Arruebarrena could actually stand to pick up a pointer or two from Ortiz in the ways of the home run pimp. Papi homered against the Rays on Sunday, offered a bat flip that was significant even by his own expansive standards, then took his usual glacial trip around the bases. (At 29.3 seconds, it was his sixth-slowest of the season, and the ninth-slowest overall this year; watch it here.) Rays starter Chris Archer said after the game in a Tampa Tribune report, “I don’t know what makes him think he can showboat the way he does and then nobody retaliate, nobody look at him in a funny way, nobody pitch him inside,” and that “he feels like he’s bigger than the game. He feels like the show is all about him.”
Ortiz’s ready response: “He’s not the right guy to be saying that, I think. He’s got two days in the league, and to be [whining] and complaining about stuff like that … what else?”
Boom. Get some time in the game, Chris Archer, and then come see me. Ortiz has earned leeway via nine All-Star selections and five top-5 MVP finishes. He hit more homers in 2006 than Chris Archer has career starts. This is precisely what baseball’s hierarchy looks like.
Moving back to the minors: Arrubebarrena signed a five-year, $25 million deal with the Dodgers out of Cuba in the off-season, and said that he was like countryman Yasiel Puig when it came to flair. Unlike Puig, however, the shortstop has not yet earned his right to pimp at will, at least in the eyes of his opponents. Also worth noting: Puig does not crack this year’s 10 slowest trots. Arruebarrena is not David Ortiz (not yet, anyway), and doing something like that in so pronounced a blowout is certain to elicit a response. Apparently, he had no idea about the mechanics of it all.

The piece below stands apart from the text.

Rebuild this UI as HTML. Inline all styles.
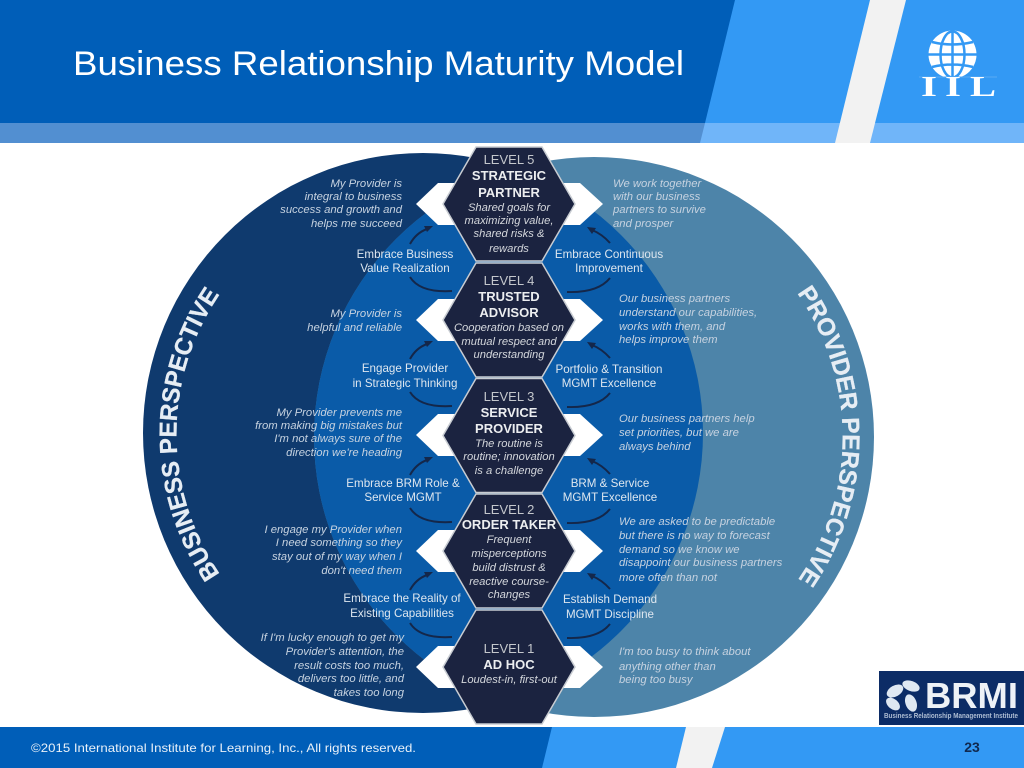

Reno did respond, as baseball teams have always responded: A message pitch to Arruebarrena during his first at-bat the following day, a high-and-tight number that had him ducking out of the way. He went on to strike out during the at-bat, during which time he committed the first of his mistakes: He got mad over standard procedure, executed responsibly, initiated by his own action that was far beyond the gray area of acceptability.
After the strikeout, catcher Blake Lalli apparently brushed Arruebarrena during the process of throwing the ball around the horn, and the batter got angry. The batter started jawing. The batter shoved Lalli and threw his helmet at another advancing member of the Aces. This is where Arruebarrena committed the second of his mistakes: When Aces players came a’charging, the shortstop ran, first around the back of the quickly forming scrum, then backpedaling to better keep his eyes on the two Aces in pursuit. That didn’t work, of course—he was quickly blindsided by a third Reno player, and all hell broke loose.
Arruebarrena’s third and biggest mistake of the day is a life lesson worth noting by all of us: Never start a fight you’re not willing to finish. And unless 20 yards’ worth of backpedal means something different in Havana than it means in Nevada, Arruebarrena wanted nothing to do with fisticuffs. One thing the shortstop must learn when it comes to baseball in this country is that flair is more acceptable than it ever has been, thanks to guys like Puig, but there must be substance behind it. Ortiz has earned it through a Hall-of-Fame career. Puig started earning it his very first week in the big leagues, when he was willing to throw down during a game in which he earlier had gotten drilled in the face.
It’s all a matter of building respect among teammates before asking them to raise fists on your behalf, and opponents before expecting that they’ll overlook your knuckleheaded, offensive behavior. To judge by his actions on Friday, Arruebarrena still has a lot to learn.